John Gavazzoni
Alternate Image - Your Flash isn't working!
The Gavazzonis'

Knowing AND Being Aware
By John Gavazzoni



In a recent internet dialogue session, the matter of not knowing any man after the flesh, no not even Christ came up. Such a wonderful truth. There is an eonian, existential, missing-the-mark pressure put upon us that distorts, but cannot intrinsically alter, our true personhood as God adds creaturehood to our in-Christ, eternally-birthed personhood, so that, if we only know a person within that distorted orientation, we're really only relating to the lie that deformed the outer man into the anti-person our five senses connect with.

It is in knowing one another as foreknown, predestined, called, justified and glorified in Christ, that we enjoy the communion of the saints, which is a participation in the communion of the Holy Spirit. Of course, we need not be consciously thinking of the other as defined above, but if we're connecting with the inner man, that's the theological tracing of his true personhood. And the church is edified, as together we grow in the grace and knowledge of Jesus Christ, when that wonderful connecting occurs.
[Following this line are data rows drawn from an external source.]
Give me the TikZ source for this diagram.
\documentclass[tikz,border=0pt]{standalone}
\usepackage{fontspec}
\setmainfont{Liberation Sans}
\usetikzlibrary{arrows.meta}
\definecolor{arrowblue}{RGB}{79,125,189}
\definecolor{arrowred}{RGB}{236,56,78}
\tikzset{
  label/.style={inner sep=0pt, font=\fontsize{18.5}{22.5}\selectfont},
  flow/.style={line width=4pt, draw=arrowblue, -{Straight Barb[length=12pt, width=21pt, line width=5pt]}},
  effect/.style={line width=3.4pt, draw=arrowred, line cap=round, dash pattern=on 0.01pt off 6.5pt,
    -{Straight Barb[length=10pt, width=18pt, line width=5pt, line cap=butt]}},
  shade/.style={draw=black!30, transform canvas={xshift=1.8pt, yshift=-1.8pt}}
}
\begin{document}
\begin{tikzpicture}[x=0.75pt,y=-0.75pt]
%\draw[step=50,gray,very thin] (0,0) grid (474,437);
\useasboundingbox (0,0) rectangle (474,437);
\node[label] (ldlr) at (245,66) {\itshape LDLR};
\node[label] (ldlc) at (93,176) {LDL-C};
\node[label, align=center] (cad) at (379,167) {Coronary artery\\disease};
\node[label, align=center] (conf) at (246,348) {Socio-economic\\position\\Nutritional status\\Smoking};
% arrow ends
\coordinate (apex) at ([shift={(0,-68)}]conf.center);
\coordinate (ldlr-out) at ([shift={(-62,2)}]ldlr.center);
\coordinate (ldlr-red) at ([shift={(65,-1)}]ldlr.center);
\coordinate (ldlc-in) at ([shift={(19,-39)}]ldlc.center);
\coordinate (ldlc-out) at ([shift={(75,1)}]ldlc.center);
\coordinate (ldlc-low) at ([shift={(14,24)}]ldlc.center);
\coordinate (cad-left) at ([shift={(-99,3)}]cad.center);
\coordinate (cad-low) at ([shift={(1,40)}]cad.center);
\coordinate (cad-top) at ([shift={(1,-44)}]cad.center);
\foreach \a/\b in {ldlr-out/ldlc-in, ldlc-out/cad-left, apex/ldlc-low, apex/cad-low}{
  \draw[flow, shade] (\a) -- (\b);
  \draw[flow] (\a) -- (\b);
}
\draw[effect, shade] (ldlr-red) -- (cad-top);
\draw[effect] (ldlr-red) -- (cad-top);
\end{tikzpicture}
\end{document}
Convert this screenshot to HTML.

BUT, I know, if you know me, you know that I'm a yes/but kinda' guy when I see that certain affirmations have not been thought through thoroughly, while it is wonderful to KNOW all men according to Christ, it will also serve you well to be AWARE of any present propensities of their unique expression of "the flesh," otherwise, without that discernment, you're very vulnerable to being blind-sided by the inconsistency between saint Joe, and disaster-always-going-somewhere-to-happen Joe. Sometimes we need to know folks in the Spirit FROM A DISCREET DISTANCE.

Have you ever begun to really have fellowship with a brother or sister, I mean fellowship that warms your heart, added to your life, and is a reminder of the fact that the family of God is a reality, only to be suddenly, and terribly violated by their flesh-persona? Oh yeah! If it ain't happened to you yet, chances are it will before we're all conformed to the image of the One in whom is our true Humanity.

So, be wise as serpents, and gentle as doves. Do, be KNOWING men in the Spirit, in Christ, but don't let that blind you to the wisdom of also being AWARE of some brethren, who, if only in certain seasons of their lives, and/or in certain situations, to get to close to them, and for you to give into mere natural sympathy, will find you being dragged into the vortex of their fault. Mmm, come to think of it, didn't one of New Testament writers’ say something about "mark them who . . . ?"

Does this mean that we need to be of a defensive posture in our relationships with fellow believers? Absolutely not! Please don't take what I've written as encouraging such a negative approach to cultivating relationships within the community of faith. We actually must risk vulnerability to being played for a sucker sometimes.

To be truly and consistently loving will always leave one vulnerable to neurotic reaction from those for whom love is so strange that they must push it away from themselves by emotional violence. This article could just as well have been about cautioning each of us to be aware of our own faults in certain circumstances of interaction with others. Be aware when a situation is arising that pushes your particular temperament-button.

My father and my paternal grandmother were two of the most generous-to-a-fault people you could ever meet, and charming; wonderfully, delightfully charming. You simply could not meet either of them, and forget that you had. Nope, they made a lasting impression on all whoever came into their presence. The effect very often of meeting either one of them for the first time, was that you left the meeting with a smile in your soul.

Grandma didn't know how to make spaghetti without making enough to feed all the neighbors around her. If Dad had lunch with a bunch of billionaires, none of them could be fast enough to get the meal check away from him. Yet, in your relationship with Dad and Grandma, you needed, while knowing them in Christ, to be aware of the passionate Sicilian blood that they shared, which passion could shower you with generosity, but also flame up to burn the eyebrows off your face if you offended them.

Sometimes, if they felt the offense was sufficiently repugnant to their sensibilities, the fire, rather than be a searing reaction, would instead, as in the appliance, refrigerate the entire air of the relationship. I surely learned that if love was to prevail, I would need to not get sucked into that vortex, just back off, don't react, and confront the unseemly with non-retaliatory understanding. So, while you're learning to be at peace with all men, learn also how and when to duck.